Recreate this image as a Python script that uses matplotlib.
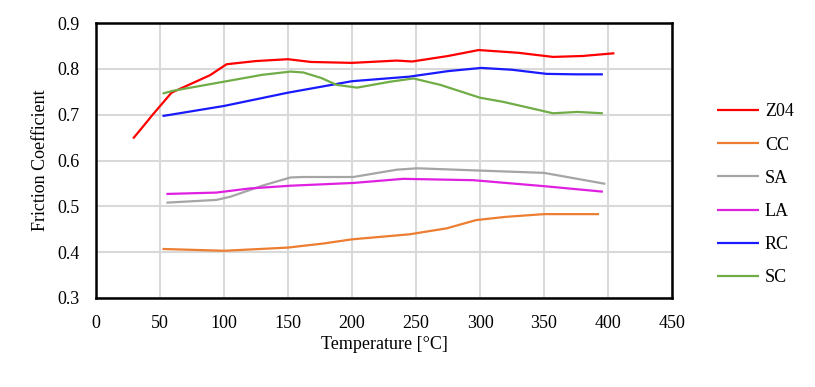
import matplotlib
matplotlib.use("Agg")
import matplotlib.pyplot as plt

z04_x = [29, 37, 44, 59, 89, 102, 125, 150, 168, 200, 235, 247, 275, 299, 330, 357, 380, 405]
z04_y = [0.648, 0.675, 0.699, 0.748, 0.786, 0.810, 0.817, 0.821, 0.815, 0.813, 0.818, 0.816, 0.828, 0.841, 0.835, 0.826, 0.828, 0.834]

cc_x = [52, 100, 150, 178, 200, 245, 274, 297, 320, 350, 393]
cc_y = [0.407, 0.403, 0.410, 0.419, 0.428, 0.439, 0.452, 0.470, 0.477, 0.483, 0.483]

sa_x = [55, 94, 105, 131, 152, 162, 201, 235, 251, 300, 350, 398]
sa_y = [0.508, 0.514, 0.521, 0.546, 0.563, 0.564, 0.564, 0.580, 0.583, 0.578, 0.573, 0.549]

la_x = [55, 94, 120, 152, 201, 240, 295, 350, 396]
la_y = [0.527, 0.530, 0.539, 0.545, 0.551, 0.560, 0.557, 0.544, 0.532]

rc_x = [52, 100, 150, 200, 245, 275, 301, 325, 352, 375, 396]
rc_y = [0.697, 0.719, 0.748, 0.773, 0.783, 0.795, 0.802, 0.798, 0.789, 0.788, 0.788]

sc_x = [52, 60, 100, 130, 152, 162, 176, 188, 204, 230, 248, 269, 300, 318, 340, 357, 376, 396]
sc_y = [0.746, 0.752, 0.772, 0.787, 0.794, 0.792, 0.780, 0.765, 0.759, 0.772, 0.779, 0.765, 0.737, 0.728, 0.714, 0.703, 0.706, 0.703]

series = [
    ("Z04", z04_x, z04_y, "#ff0000"),
    ("CC", cc_x, cc_y, "#ed7d31"),
    ("SA", sa_x, sa_y, "#a5a5a5"),
    ("LA", la_x, la_y, "#e020e0"),
    ("RC", rc_x, rc_y, "#1a1aff"),
    ("SC", sc_x, sc_y, "#70ad47"),
]

x_ticks = [0, 50, 100, 150, 200, 250, 300, 350, 400, 450]
y_ticks = [0.3, 0.4, 0.5, 0.6, 0.7, 0.8, 0.9]

plt.rcParams['font.family'] = ['Liberation Serif', 'DejaVu Serif']
fig = plt.figure(figsize=(8.15, 3.87), dpi=100)
ax = fig.add_axes([96/815, 1-298/387, (672-96)/815, (298-23)/387])

for name, xs, ys, c in series:
    ax.plot(xs, ys, color=c, lw=1.6, label=name, solid_joinstyle='round', solid_capstyle='butt')

ax.set_xlim(0, 450)
ax.set_ylim(0.3, 0.9)
ax.set_xticks(x_ticks)
ax.set_yticks(y_ticks)
ax.set_yticklabels([f"{v:.1f}" for v in y_ticks])
ax.grid(True, color="#d9d9d9", lw=1.5)
ax.set_axisbelow(True)
for s in ax.spines.values():
    s.set_linewidth(1.8)
    s.set_color("black")
ax.tick_params(axis='both', length=0, labelsize=13)
ax.tick_params(axis='x', pad=12)
ax.tick_params(axis='y', pad=12)
ax.set_xlabel("Temperature [°C]", fontsize=13, labelpad=3)
ax.set_ylabel("Friction Coefficient", fontsize=13, labelpad=6)

ax.legend(loc="center left", bbox_to_anchor=(1.05, 0.375), frameon=False, fontsize=13,
          handlelength=2.3, labelspacing=0.9, handletextpad=0.35)

fig.savefig("out.png", dpi=100)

──────

### AIM
Only the lines from the start of the material through the line containing "0.477, 0.483, 0.483]" should be transcribed. Pictures stay out.

### FINAL ANSWER
Recreate this image as a Python script that uses matplotlib.
import matplotlib
matplotlib.use("Agg")
import matplotlib.pyplot as plt

z04_x = [29, 37, 44, 59, 89, 102, 125, 150, 168, 200, 235, 247, 275, 299, 330, 357, 380, 405]
z04_y = [0.648, 0.675, 0.699, 0.748, 0.786, 0.810, 0.817, 0.821, 0.815, 0.813, 0.818, 0.816, 0.828, 0.841, 0.835, 0.826, 0.828, 0.834]

cc_x = [52, 100, 150, 178, 200, 245, 274, 297, 320, 350, 393]
cc_y = [0.407, 0.403, 0.410, 0.419, 0.428, 0.439, 0.452, 0.470, 0.477, 0.483, 0.483]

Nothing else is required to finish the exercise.